当主となった義元が直面したのは、北の隣国である甲斐の武田氏を抑えることでした。武田氏は関東で力を持っていた山内上杉氏・扇谷上杉氏と同盟し、北条氏・今川氏と敵対。一方の北条氏は今川氏と手を組んで対抗します。

義元は武田信虎の娘を正室に迎え、武田家と同盟。北からの脅威を取り除こうとしたのです。これが、北条氏綱の怒りを買いました。氏綱としては、自分が力を貸したからこそ当主になった義元が、恩をあだで返し、自分と敵対する武田氏と同盟したと考えたでしょう。

北条氏綱は兵を駿河東部にすすめ、今川軍と戦います。花倉の乱の後遺症で結束が乱れていた今川軍は北条軍に大敗。富士川より東の地を北条氏に取られてしまいました

家臣団の統制と北条氏に対する反撃

北条氏との戦いに敗れたのは家臣団の統制ができていなかったと考えた義元は立て直しを図ります。そこで導入されるのが寄親・寄子制です。この制度では、大名は上級家臣たちを寄親として、下級家臣たち(寄子)を預けます。戦いのとき、寄子は寄親の指揮下に入って戦いました。

こうして、家臣団への統制を回復した義元は北条氏に対する反撃の機会を狙います。1541年、北条氏綱が死去し子の北条氏康が家督を相続すると関東管領山内上杉氏は北条氏の領地である武蔵河越城を攻撃。同時に義元は駿河東部を奪い返すべく、兵を進めました。

進退に苦しんだ北条氏康は武田晴信に今川義元との和睦をあっせんするよう依頼。義元は駿河東部の返還を条件に和睦に応じました。その後、戦力を河越城に集中させた北条氏康は圧倒的多数の関東管領軍を夜襲で撃破。より一層、関東への進出を図ります。

甲相駿三国同盟の結成

このころ、武田氏、北条氏、今川氏の三者にとって互いに争うよりも手を組んだ方が利点の多い状況となっていました。
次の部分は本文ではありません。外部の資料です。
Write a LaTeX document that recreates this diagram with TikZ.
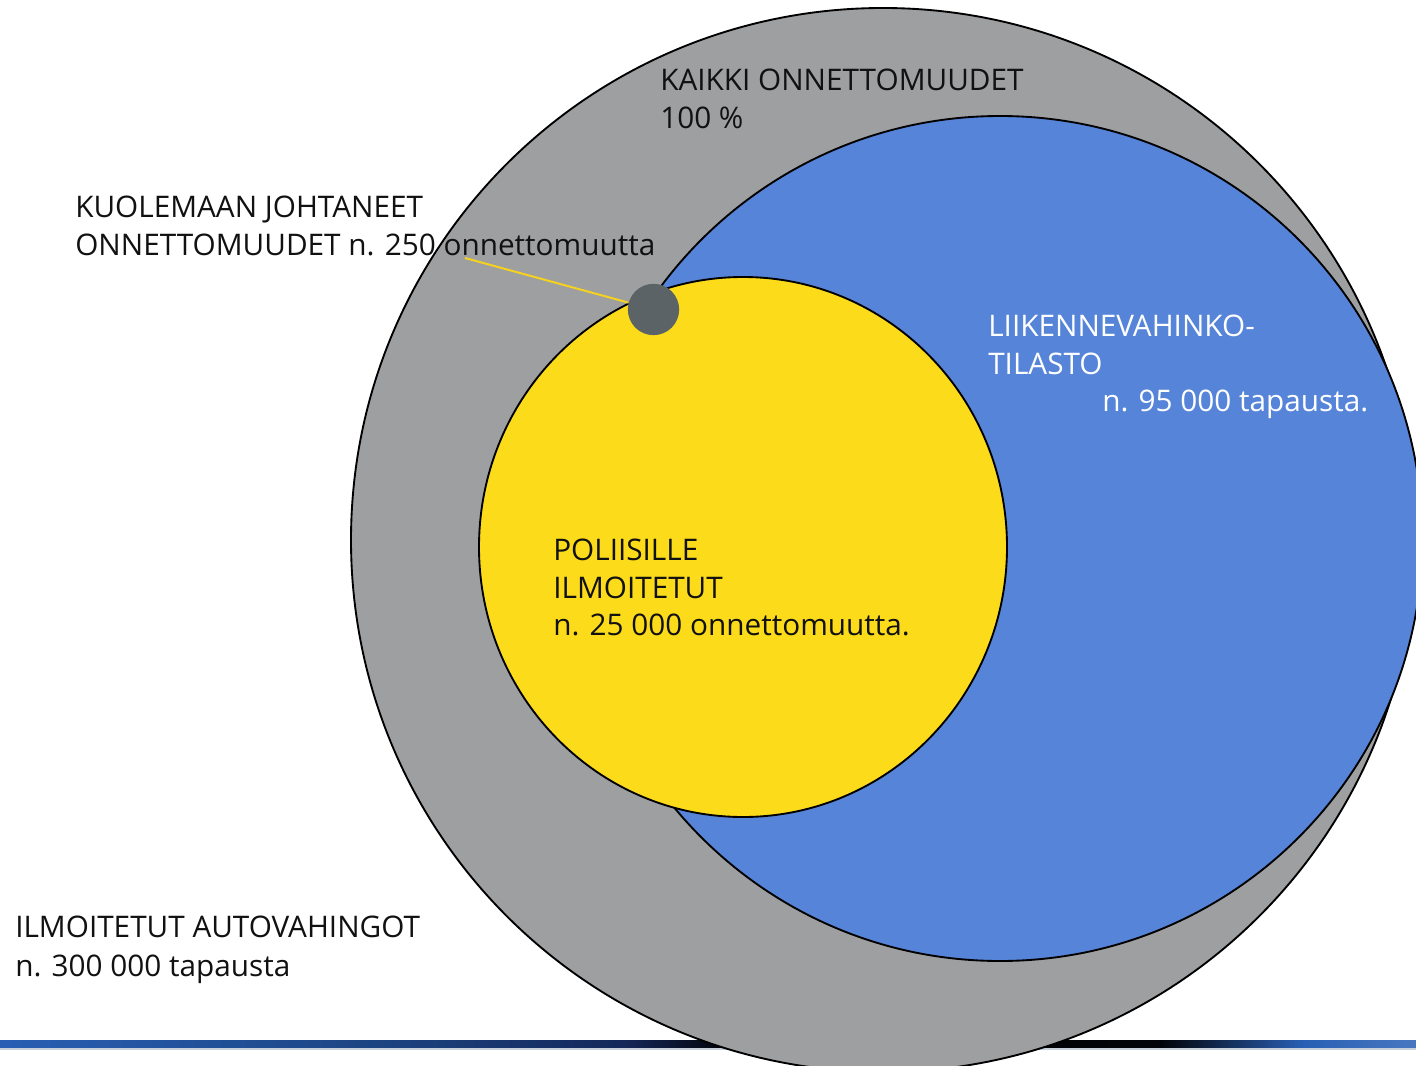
\documentclass[tikz,border=0pt]{standalone}
\usepackage{fontspec}
\setmainfont{Open Sans}
\usetikzlibrary{shapes.geometric}
\definecolor{grayc}{RGB}{158,159,161}
\definecolor{bluec}{RGB}{85,132,216}
\definecolor{yellowc}{RGB}{252,220,26}
\definecolor{darkc}{RGB}{91,99,102}
\definecolor{linec}{RGB}{245,210,31}
\definecolor{txtc}{RGB}{17,17,17}
\definecolor{stripblue}{RGB}{40,95,180}
\definecolor{stripnavy}{RGB}{20,40,90}
\definecolor{stripline}{RGB}{200,208,220}
\pgfdeclarehorizontalshading{stripshade}{100bp}{color(0bp)=(stripblue); color(25bp)=(stripblue); color(37bp)=(stripblue!75!black); color(47bp)=(stripnavy); color(51bp)=(black); color(66bp)=(black!90!stripnavy); color(71bp)=(stripblue); color(75bp)=(stripblue!85!white); color(100bp)=(stripblue!85!white)}
\tikzset{
  ring/.style={circle, draw=black, line width=1.4pt, inner sep=0pt},
  lbl/.style={anchor=base west, inner sep=0pt, text=txtc, font=\fontsize{22.3pt}{28pt}\selectfont},
  wlbl/.style={lbl, text=white},
}
\begin{document}
\begin{tikzpicture}[x=0.75pt,y=-0.75pt]
\useasboundingbox (0,0) rectangle (1416,1066);
\clip (0,0) rectangle (1416,1066);
% bottom strip
\fill[shading=stripshade] (0,1040) rectangle (1416,1048);
\fill[stripline] (0,1048) rectangle (1416,1050);
% circles
\node[ring, fill=grayc, minimum size=798pt] (all) at (883,540) {};
\node[ring, fill=bluec, minimum size=633.75pt] (stat) at (1000,538.5) {};
\node[ellipse, draw=black, line width=1.4pt, inner sep=0pt, fill=yellowc, minimum width=396pt, minimum height=405pt] (police) at (743,547) {};
\node[circle, fill=darkc, inner sep=0pt, minimum size=38.5pt] (fatal) at (653.5,309.5) {};
% connector
\coordinate (ls) at (465,258);
\draw[linec, line width=1.5pt] (ls) -- (fatal);
% texts
\node[lbl] (t1a) at (660,91) {KAIKKI ONNETTOMUUDET};
\node[lbl] (t1b) at (660,129) {100 \%};
\node[lbl] (t2a) at (75,218) {KUOLEMAAN JOHTANEET};
\node[lbl] (t2b) at (75,256) {ONNETTOMUUDET n. 250 onnettomuutta};
\node[wlbl] (t3a) at (988,336) {LIIKENNEVAHINKO-};
\node[wlbl] (t3b) at (988,374) {TILASTO};
\node[wlbl] (t3c) at (1102,411) {n. 95 000 tapausta.};
\node[lbl] (t4a) at (553,560) {POLIISILLE};
\node[lbl] (t4b) at (553,598) {ILMOITETUT};
\node[lbl] (t4c) at (553,635) {n. 25 000 onnettomuutta.};
\node[lbl] (t5a) at (15,937) {ILMOITETUT AUTOVAHINGOT};
\node[lbl] (t5b) at (15,976) {n. 300 000 tapausta};
\end{tikzpicture}
\end{document}
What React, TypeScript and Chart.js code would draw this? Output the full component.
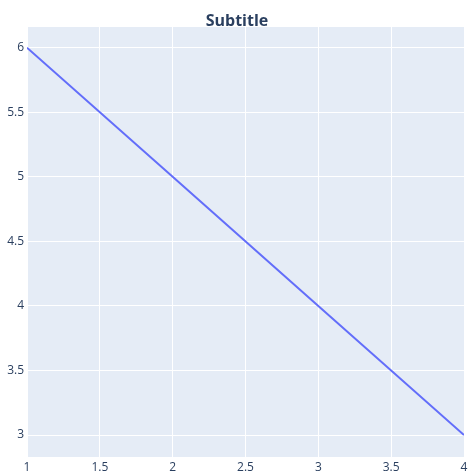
import React, { useEffect, useRef } from "react";
import { Chart, registerables } from "chart.js";

Chart.register(...registerables);

const titleText = "Subtitle";
const xValues = [1, 2, 3, 4];
const yValues = [6, 5, 4, 3];
const xTicks = [1, 1.5, 2, 2.5, 3, 3.5, 4];
const yTicks = [3, 3.5, 4, 4.5, 5, 5.5, 6];

const TEXT = "#2a3f5f";
const FONT = '"Open Sans", verdana, arial, sans-serif';

const plotBg = {
  id: "plotBg",
  beforeDraw(chart: any) {
    const { ctx, chartArea } = chart;
    ctx.save();
    ctx.fillStyle = "#E5ECF6";
    ctx.fillRect(chartArea.left, chartArea.top, chartArea.right - chartArea.left, chartArea.bottom - chartArea.top);
    ctx.restore();
  },
  afterDraw(chart: any) {
    const { ctx } = chart;
    ctx.save();
    ctx.fillStyle = TEXT;
    ctx.font = `bold 16px ${FONT}`;
    ctx.textAlign = "center";
    ctx.textBaseline = "alphabetic";
    ctx.fillText(titleText, chart.width / 2, 26);
    ctx.restore();
  },
};

export default function App() {
  const ref = useRef<HTMLCanvasElement>(null);
  useEffect(() => {
    document.body.style.margin = "0";
    const chart = new Chart(ref.current!, {
      type: "line",
      data: {
        datasets: [
          {
            data: xValues.map((x, i) => ({ x, y: yValues[i] })),
            borderColor: "#636efa",
            borderWidth: 2,
            pointRadius: 0,
            fill: false,
            tension: 0,
          },
        ],
      },
      options: {
        animation: false,
        responsive: false,
        devicePixelRatio: 1,
        layout: { padding: { left: 0, top: 27, right: 10, bottom: 0 } },
        plugins: { legend: { display: false }, tooltip: { enabled: false }, title: { display: false } },
        scales: {
          x: {
            type: "linear",
            min: 1,
            max: 4,
            afterBuildTicks: (s: any) => {
              s.ticks = xTicks.map((v) => ({ value: v }));
            },
            afterFit: (s: any) => {
              s.height = 19;
            },
            grid: { color: "#ffffff", lineWidth: 1, drawTicks: false },
            border: { display: false },
            ticks: {
              color: TEXT,
              font: { family: FONT, size: 12 },
              padding: 3,
              maxRotation: 0,
              autoSkip: false,
              callback: (v: any) => String(v),
            },
          },
          y: {
            type: "linear",
            min: 2.83,
            max: 6.16,
            afterBuildTicks: (s: any) => {
              s.ticks = yTicks.map((v) => ({ value: v }));
            },
            afterFit: (s: any) => {
              s.width = 27;
            },
            grid: { color: "#ffffff", lineWidth: 1, drawTicks: false },
            border: { display: false },
            ticks: {
              color: TEXT,
              font: { family: FONT, size: 12 },
              padding: 3,
              autoSkip: false,
              callback: (v: any) => String(v),
            },
          },
        },
      },
      plugins: [plotBg],
    });
    return () => chart.destroy();
  }, []);
  return (
    <div style={{ position: "absolute", left: 0, top: 0, width: 474, height: 476, background: "#fff" }}>
      <canvas ref={ref} width={474} height={476} style={{ width: 474, height: 476 }} />
    </div>
  );
}
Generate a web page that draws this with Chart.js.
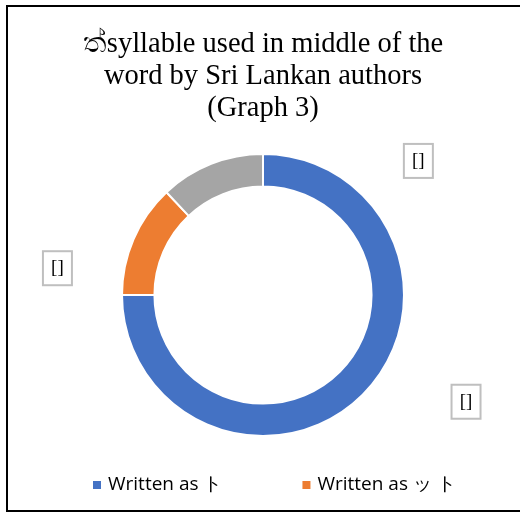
<!DOCTYPE html>
<html>
<head>
<meta charset="utf-8">
<script src="https://cdn.jsdelivr.net/npm/chart.js"></script>
<style>
  html, body { margin: 0; padding: 0; background: #fff; overflow: hidden; }
  #wrap { position: relative; width: 520px; height: 512px; }
  #frame { position: absolute; left: 6px; top: 5px; width: 600px; height: 507px;
           box-sizing: border-box; border: 2px solid #000; pointer-events: none; }
  canvas { position: absolute; left: 0; top: 0; }
</style>
</head>
<body>
<div id="wrap">
  <canvas id="chart" width="520" height="512"></canvas>
  <div id="frame"></div>
</div>
<script>
// chart values
const titleLines = ['ත්syllable used in middle of the', 'word by Sri Lankan authors', '(Graph 3)'];
const sliceLabels = ['Written as ト', 'Written as ッ ト', 'Other'];
const sliceValues = [75, 13, 12];
const sliceColors = ['#4472C4', '#ED7D31', '#A5A5A5'];
const dataLabelTexts = ['[]', '[]', '[]'];
const legendShown = 2; // only the first two entries fit in the legend

// where each data label box sits, relative to the ring centre, in outer radii
const labelOffsets = [[1.44, 0.757], [-1.458, -0.19], [1.102, -0.951]];

// draws the boxed data labels next to the ring
const boxLabels = {
  id: 'boxLabels',
  afterDatasetsDraw(chart) {
    const ctx = chart.ctx;
    const meta = chart.getDatasetMeta(0);
    meta.data.forEach((arc, i) => {
      const cx = arc.x + labelOffsets[i][0] * arc.outerRadius;
      const cy = arc.y + labelOffsets[i][1] * arc.outerRadius;
      const w = 29, h = 34;
      ctx.save();
      ctx.fillStyle = '#fff';
      ctx.fillRect(cx - w / 2, cy - h / 2, w, h);
      ctx.strokeStyle = '#BFBFBF';
      ctx.lineWidth = 2;
      ctx.strokeRect(cx - w / 2, cy - h / 2, w, h);
      ctx.fillStyle = '#000';
      ctx.font = '19px "Liberation Serif"';
      ctx.textAlign = 'center';
      ctx.textBaseline = 'middle';
      ctx.fillText(dataLabelTexts[i], cx, cy);
      ctx.restore();
    });
  }
};

// legend drawn by hand so the wide gap between the entries matches
const wideLegend = {
  id: 'wideLegend',
  afterDraw(chart) {
    const ctx = chart.ctx;
    ctx.save();
    ctx.font = '19px "Open Sans"';
    ctx.textBaseline = 'middle';
    let x = 93;
    const y = 485;
    for (let i = 0; i < legendShown; i++) {
      ctx.fillStyle = sliceColors[i];
      ctx.fillRect(x, y - 4, 8, 8);
      ctx.fillStyle = '#000';
      ctx.fillText(sliceLabels[i], x + 15, y);
      x += 15 + ctx.measureText(sliceLabels[i]).width + 80;
    }
    ctx.restore();
  }
};

const ctx = document.getElementById('chart').getContext('2d');
new Chart(ctx, {
  type: 'doughnut',
  data: {
    labels: sliceLabels,
    datasets: [{
      data: sliceValues,
      backgroundColor: sliceColors,
      borderColor: '#fff',
      borderWidth: 2,
      hoverOffset: 0
    }]
  },
  options: {
    responsive: false,
    devicePixelRatio: 1,
    animation: false,
    cutout: '77%',
    layout: { padding: { left: 6, right: 0, top: 0, bottom: 75 } },
    plugins: {
      legend: { display: false },
      tooltip: { enabled: false },
      title: {
        display: true,
        text: titleLines,
        color: '#000',
        font: { family: '"Liberation Serif"', size: 28.5, weight: 'normal', lineHeight: 1.123 },
        padding: { top: 29, bottom: 28 }
      }
    }
  },
  plugins: [boxLabels, wideLegend]
});
</script>
</body>
</html>
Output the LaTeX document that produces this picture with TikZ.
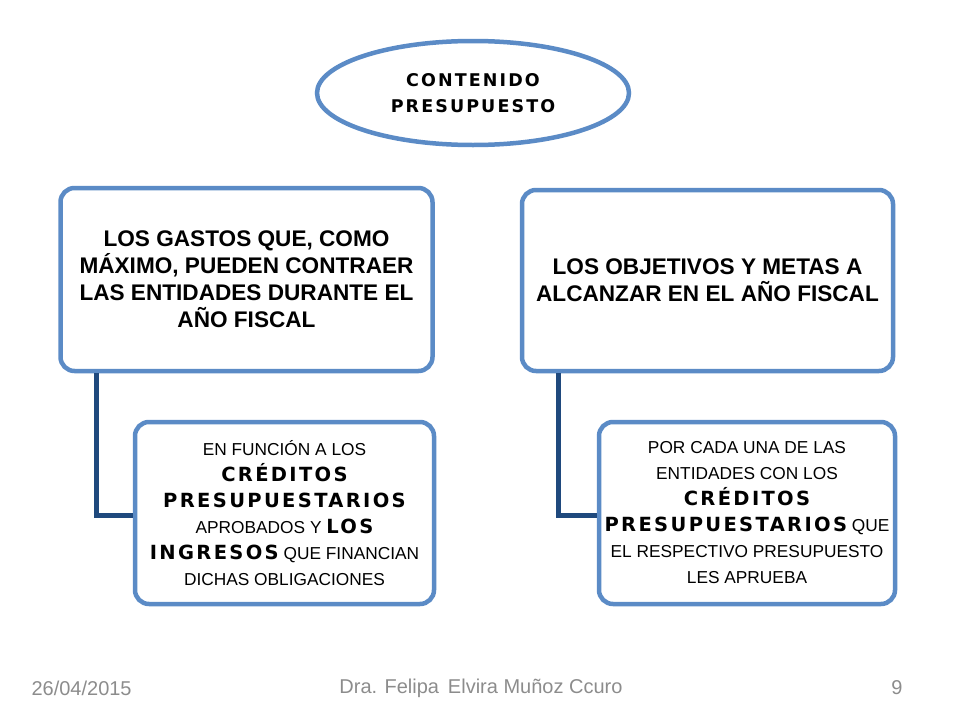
\documentclass[tikz,border=0pt]{standalone}
\usepackage{fontspec}
\setmainfont{Liberation Sans}
\newfontfamily\wideb[LetterSpace=12]{DejaVu Sans}
\usetikzlibrary{shapes.geometric}
\definecolor{boxblue}{HTML}{5B8BC6}
\definecolor{linkblue}{HTML}{1F497D}
\definecolor{footgray}{HTML}{8C8C8C}
\tikzset{
  mainbox/.style={draw=boxblue, line width=4.5pt, rounded corners=14pt, fill=white,
    align=center, font=\bfseries\fontsize{22.6}{27}\selectfont, inner sep=6pt},
  subbox/.style={draw=boxblue, line width=4.5pt, rounded corners=14pt, fill=white,
    align=center, font=\fontsize{17.3}{26}\selectfont, inner sep=4pt},
  link/.style={draw=linkblue, line width=5pt},
  foot/.style={text=footgray, font=\fontsize{20}{22}\selectfont}
}
\newcommand{\hb}[1]{{\wideb\bfseries\fontsize{19.5}{26}\selectfont #1}}
\begin{document}
\begin{tikzpicture}[x=1pt,y=-1pt]
\useasboundingbox (0,0) rectangle (960,720);
\node[draw=boxblue, line width=4.5pt, ellipse, minimum width=312pt, minimum height=104pt,
  align=center, font=\wideb\bfseries\fontsize{17.5}{26}\selectfont] (title) at (473,93) {CONTENIDO\\PRESUPUESTO};
% left branch
\node[mainbox, minimum width=372pt, minimum height=183pt] (gastos) at (246.5,279.5)
  {LOS GASTOS QUE, COMO\\MÁXIMO, PUEDEN CONTRAER\\LAS ENTIDADES DURANTE EL\\AÑO FISCAL};
\node[subbox, minimum width=299pt, minimum height=182pt] (creditos) at (284.5,513)
  {EN FUNCIÓN A LOS\\\hb{CRÉDITOS}\\\hb{PRESUPUESTARIOS}\\APROBADOS Y \hb{LOS}\\\hb{INGRESOS} QUE FINANCIAN\\DICHAS OBLIGACIONES};
% right branch
\node[mainbox, minimum width=371pt, minimum height=181pt] (metas) at (707.5,280.5)
  {LOS OBJETIVOS Y METAS A\\ALCANZAR EN EL AÑO FISCAL};
\node[subbox, minimum width=296pt, minimum height=182pt] (entidades) at (747,513)
  {POR CADA UNA DE LAS\\ENTIDADES CON LOS\\\hb{CRÉDITOS}\\\hb{PRESUPUESTARIOS} QUE\\EL RESPECTIVO PRESUPUESTO\\LES APRUEBA};
\draw[link] (96,373) |- (creditos.west |- 0,515);
\draw[link] (558,373) |- (entidades.west |- 0,515);
% footer
\node[foot, anchor=west] (fecha) at (28,688) {26/04/2015};
\node[foot] (autor) at (481,688) {Dra. Felipa\, Elvira Muñoz Ccuro};
\node[foot] (pagina) at (897,688) {9};
\end{tikzpicture}
\end{document}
武田晴信は諏訪氏、小笠原氏を破り本格的に信濃に進出し始めていました。河越の夜戦で勝利した北条氏康は関東管領の勢力を追い、軍を北関東や房総半島へと進めつつあります。今川義元は遠江の豪族たちを従え、さらに西の三河への進出を図っていました。

強い力を持つ三者が争うよりも、互いに同盟して後背の安全を図るほうが利益になるとの判断で一致します。三者の同盟を強く推進したのが義元の師である太原雪斎でした。雪斎は武田氏・北条氏に同盟の利点を話し、互いに争うことの不利を説いたのです。1554年、武田氏・北条氏・今川氏は互いに婚姻関係を結び、同盟を締結します。これを、甲相駿三国同盟といいました。